Suppose you know that $$\left\{a_{n}\right\}$$ is a decreasing sequence and all its terms lie between the numbers 5 and $$8 .$$ Explain why the sequence has a limit. What can you say about the value of the limit?

Answer

**step1** Understanding the definition of a decreasing sequence

We are given a sequence of numbers, which we can call $$a_1, a_2, a_3, \dots$$. The first piece of information is that this is a "decreasing sequence." This means that each number in the sequence is either smaller than or equal to the number that came before it. For example, $$a_1$$ must be greater than or equal to $$a_2$$, $$a_2$$ must be greater than or equal to $$a_3$$, and so on. In mathematical terms, this means $$a_n \ge a_{n+1}$$ for all terms in the sequence. The numbers are constantly moving downwards or staying at the same value.

**step2** Understanding the bounds of the sequence

The second piece of information is that "all its terms lie between the numbers 5 and 8." This means that every single number in the sequence, no matter which term we pick (e.g., $$a_1, a_2, a_{100}$$, etc.), must be greater than or equal to 5 and less than or equal to 8. This establishes a "floor" at 5 and a "ceiling" at 8 for all the numbers in the sequence. So, for any term $$a_n$$, we know that $$5 \le a_n \le 8$$.

**step3** Explaining why the sequence must have a limit

Let's imagine these numbers on a number line. The sequence starts with $$a_1$$, which is somewhere between 5 and 8. Then, $$a_2$$ is smaller than or equal to $$a_1$$, but it cannot go below 5. This pattern continues: $$a_3$$ is smaller than or equal to $$a_2$$ but still greater than or equal to 5, and so on.
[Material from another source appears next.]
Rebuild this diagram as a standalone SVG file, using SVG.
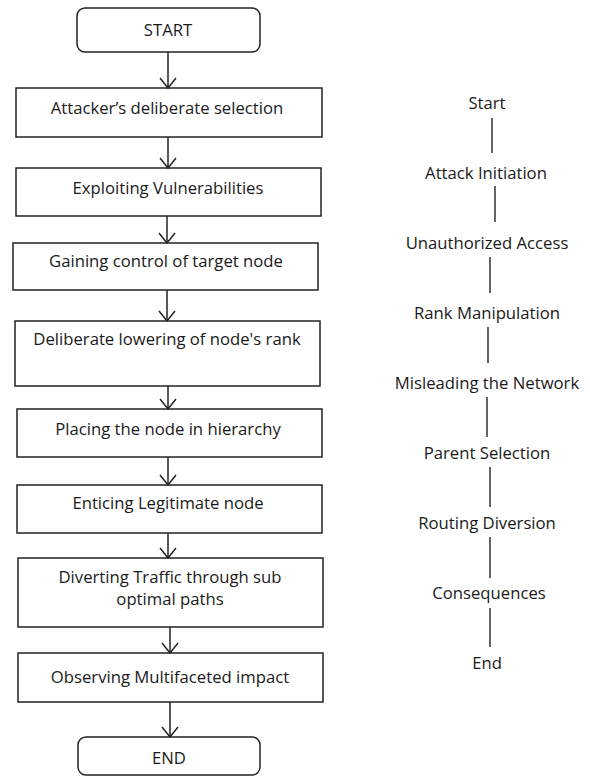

The numbers are constantly decreasing, moving towards the left on the number line. However, they are "blocked" by the number 5; they can never cross below it. If a sequence of numbers keeps getting smaller but is prevented from going below a certain value, it must eventually get closer and closer to some specific fixed value. It cannot keep decreasing indefinitely without settling down towards a particular number. This specific value that the sequence approaches and gets infinitely close to is called its limit. Since the sequence is always going down but can't go past 5, it must eventually "settle down" to a number at or above 5.
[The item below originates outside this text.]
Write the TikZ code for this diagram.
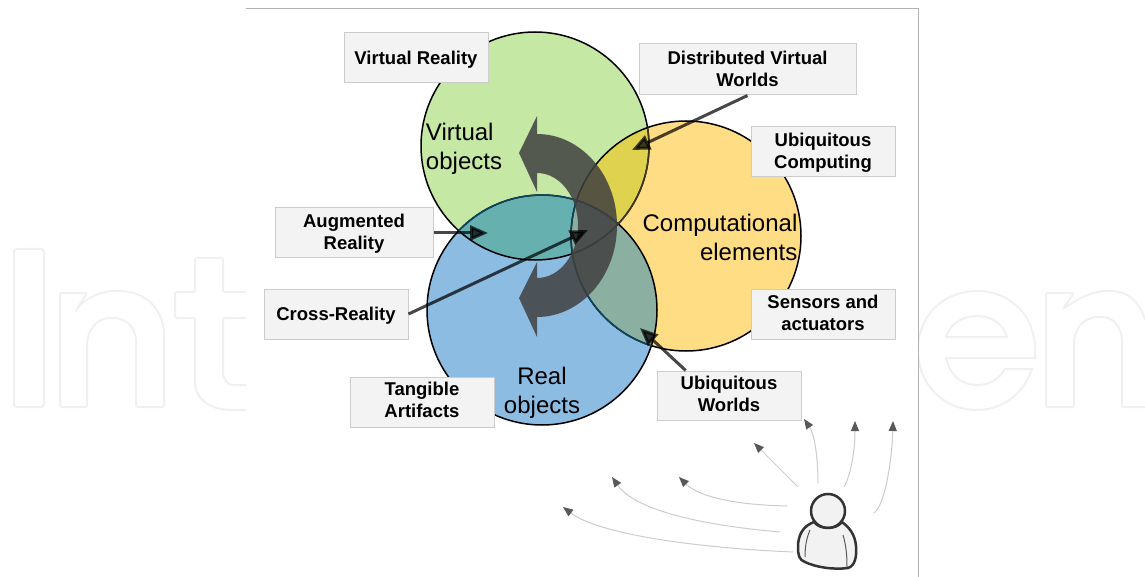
\documentclass[tikz,border=0pt]{standalone}
\usepackage{fontspec}
\setmainfont{Liberation Sans}
\usetikzlibrary{arrows.meta}
\definecolor{boxfill}{HTML}{F3F3F3}
\definecolor{boxline}{HTML}{CCCCCC}
\definecolor{greenfill}{HTML}{C5E8A5}
\definecolor{bluefill}{HTML}{8DBCE3}
\definecolor{yellowfill}{HTML}{FFDD85}
\definecolor{greenblue}{HTML}{66B0B0}
\definecolor{greenyellow}{HTML}{DFD24E}
\definecolor{blueyellow}{HTML}{8BAFA0}
\definecolor{overlapline}{HTML}{0E4560}
\definecolor{markline}{HTML}{F0F0F0}
\definecolor{gazeline}{HTML}{CCCCCC}
\def\greendisc{(535,146) circle (114)}
\def\bluedisc{(542,310) circle (115)}
\def\yellowdisc{(686,236) circle (115)}
\tikzset{
    labelbox/.style={rectangle, fill=boxfill, draw=boxline, line width=1pt, minimum width=144pt, minimum height=50pt, inner sep=0pt, align=center, font=\fontsize{18.5pt}{22pt}\selectfont\bfseries},
    disctext/.style={inner sep=0pt, font=\fontsize{24pt}{29pt}\selectfont},
    pointer/.style={draw=black, opacity=0.72, line width=3pt, -{Triangle[length=18pt, width=15pt, fill=black]}},
    gaze/.style={draw=gazeline, line width=1pt, -{Triangle[length=10pt, width=8pt, color=black!65, fill=black!65]}}
}
\begin{document}
\begin{tikzpicture}[x=1pt, y=-1pt]
    \useasboundingbox (0,0) rectangle (1145,577);
    \draw [markline, line width=2pt, rounded corners=3pt] (14,249) rectangle (44,407);
    \draw [markline, line width=2pt, rounded corners=2pt] (60,293) -- (87,293) -- (77,309) .. controls (87,297) and (102,291) .. (117,291) .. controls (146,291) and (164,310) .. (164,337) -- (164,407) -- (136,407) -- (136,343) .. controls (136,328) and (126,318) .. (112,318) .. controls (97,318) and (87,330) .. (87,347) -- (87,407) -- (60,407) -- cycle;
    \draw [markline, line width=2pt, rounded corners=2pt] (246,292) -- (223,292) -- (223,258) -- (195,258) -- (195,292) -- (175,292) -- (175,318) -- (195,318) -- (195,380) .. controls (195,400) and (212,410) .. (233,410) -- (246,410);
    \draw [markline, line width=2pt, rounded corners=2pt] (246,385) -- (235,385) .. controls (228,385) and (223,380) .. (223,370) -- (223,318) -- (246,318);
    \draw [markline, line width=2pt] (1035,358) -- (946,358) .. controls (950,376) and (962,385) .. (977,385) .. controls (990,385) and (999,379) .. (1005,369) -- (1032,369) .. controls (1024,393) and (1003,410) .. (977,410) .. controls (943,410) and (918,384) .. (918,350) .. controls (918,316) and (943,291) .. (977,291) .. controls (1011,291) and (1035,316) .. (1035,350) -- cycle;
    \draw [markline, line width=2pt] (946,337) -- (1007,337) .. controls (1003,324) and (992,316) .. (977,316) .. controls (962,316) and (950,324) .. (946,337) -- cycle;
    \draw [markline, line width=2pt, rounded corners=2pt] (1145,320) .. controls (1140,302) and (1127,291) .. (1110,291) .. controls (1092,291) and (1079,298) .. (1063,309) -- (1074,293) -- (1046,293) -- (1046,407) -- (1074,407) -- (1074,345) .. controls (1074,328) and (1085,317) .. (1100,317) .. controls (1114,317) and (1122,328) .. (1122,343) -- (1122,407) -- (1145,407);
    \fill [white] (246,9) rectangle (918,577);
    \draw [black!30, line width=1pt] (246,9) -- (918,9) -- (918,577);
    \fill [greenfill] \greendisc;
    \fill [bluefill] \bluedisc;
    \fill [yellowfill] \yellowdisc;
    \begin{scope}
        \clip \greendisc;
        \fill [greenblue] \bluedisc;
        \fill [greenyellow] \yellowdisc;
    \end{scope}
    \begin{scope}
        \clip \bluedisc;
        \fill [blueyellow] \yellowdisc;
    \end{scope}
    \draw [black, line width=1.5pt] \greendisc;
    \draw [black, line width=1.5pt] \bluedisc;
    \draw [black, line width=1.5pt] \yellowdisc;
    \begin{scope}
        \clip \yellowdisc;
        \draw [black!75!yellowfill, line width=1.5pt] \greendisc;
    \end{scope}
    \begin{scope}
        \clip \greendisc;
        \draw [overlapline, line width=1.5pt] \bluedisc;
    \end{scope}
    \begin{scope}
        \clip \bluedisc;
        \draw [overlapline, line width=1.5pt] \yellowdisc;
    \end{scope}
    \fill [black!75, opacity=0.85] (537,134) .. controls (581,134) and (617,175) .. (617,225.5) .. controls (617,276) and (581,317) .. (537,317) -- (537,337) -- (519,298) -- (537,262) -- (537,278) .. controls (560,278) and (578,254) .. (578,225.5) .. controls (578,197) and (560,173) .. (537,173) -- (537,192) -- (519,153) -- (537,116) -- cycle;
    \node (VO) [disctext, align=left] at (464,149) {Virtual\\objects};
    \node (CE) [disctext, align=right] at (720,237) {Computational\\elements};
    \node (RO) [disctext, align=center] at (542,393) {Real\\objects};
    \node (VR) [labelbox, text height=16.4pt, text depth=3.9pt] at (416,58) {Virtual Reality};
    \node (DVW) [labelbox, minimum width=217pt, minimum height=51pt, text depth=2pt] at (747.5,69.5) {Distributed Virtual\\Worlds};
    \node (UC) [labelbox, text depth=1.9pt] at (823,152) {Ubiquitous\\Computing};
    \node (SA) [labelbox, text depth=2pt] at (823,314) {Sensors and\\actuators};
    \node (AR) [labelbox, minimum width=158pt, text depth=1.9pt] at (354,233) {Augmented\\Reality};
    \node (XR) [labelbox, text height=16.4pt, text depth=3.9pt] at (336,314) {Cross-Reality};
    \node (TA) [labelbox, text depth=4pt] at (422,402) {Tangible\\Artifacts};
    \node (UW) [labelbox, minimum height=49pt, text depth=4pt] at (729,395.5) {Ubiquitous\\Worlds};
    \coordinate (dvwtip) at (632,150);
    \coordinate (artip) at (488,233);
    \coordinate (xrtip) at (588,230);
    \coordinate (uwtip) at (640,328);
    \draw [pointer] (DVW.south) -- (dvwtip);
    \draw [pointer] (AR.east) -- (artip);
    \draw [pointer] (XR.east) -- (xrtip);
    \draw [pointer] (UW.150) -- (uwtip);
    \node (H) [circle, draw=black!80, fill=black!5, line width=2.5pt, minimum size=34pt, inner sep=0pt] at (828,511) {};
    \draw [black!80, fill=black!5, line width=2.5pt, line join=round] (814,522) .. controls (803,526) and (798,535) .. (798,547) .. controls (798,555) and (799,560) .. (805,562) .. controls (815,567) and (833,570) .. (848,568) .. controls (855,566) and (857,556) .. (856,546) .. controls (855,535) and (850,528) .. (842,522) .. controls (836,530) and (820,530) .. (814,522) -- cycle;
    \draw [black!65, line width=1pt] (805,557) .. controls (805,545) and (807,537) .. (810,530);
    \draw [black!65, line width=1pt] (847,567) .. controls (847,555) and (846,545) .. (843,535);
    \coordinate (g1s) at (793,552);
    \coordinate (g1t) at (563,507);
    \coordinate (g2s) at (780,532);
    \coordinate (g2t) at (612,477);
    \coordinate (g3s) at (787,506);
    \coordinate (g3t) at (679,477);
    \coordinate (g4s) at (798,487);
    \coordinate (g4t) at (754,443);
    \coordinate (g5s) at (818,483);
    \coordinate (g5t) at (804,419);
    \coordinate (g6s) at (844,487);
    \coordinate (g6t) at (855,421);
    \coordinate (g7s) at (874,513);
    \coordinate (g7t) at (893,421);
    \draw [gaze] (g1s) .. controls (700,548) and (600,535) .. (g1t);
    \draw [gaze] (g2s) .. controls (700,525) and (635,510) .. (g2t);
    \draw [gaze] (g3s) .. controls (740,505) and (700,498) .. (g3t);
    \draw [gaze] (g4s) -- (g4t);
    \draw [gaze] (g5s) .. controls (818,460) and (815,435) .. (g5t);
    \draw [gaze] (g6s) .. controls (851,475) and (855,450) .. (g6t);
    \draw [gaze] (g7s) .. controls (885,505) and (892,460) .. (g7t);
\end{tikzpicture}
\end{document}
**step4** Determining what can be said about the value of the limit

Since the sequence is decreasing, the terms are always getting smaller. Since all terms are also greater than or equal to 5, the value the sequence approaches (its limit) must also be greater than or equal to 5. The limit cannot be less than 5 because no term in the sequence is less than 5. Additionally, since the sequence is decreasing and all its terms are less than or equal to 8, and the first term $$a_1$$ is itself less than or equal to 8, the limit cannot be greater than $$a_1$$. Therefore, the limit (let's call it L) must satisfy $$5 \le L \le a_1$$. Since $$a_1$$ is known to be between 5 and 8, the most precise statement about the limit is that it is a number that is greater than or equal to 5, and less than or equal to the starting term of the sequence ($$a_1$$).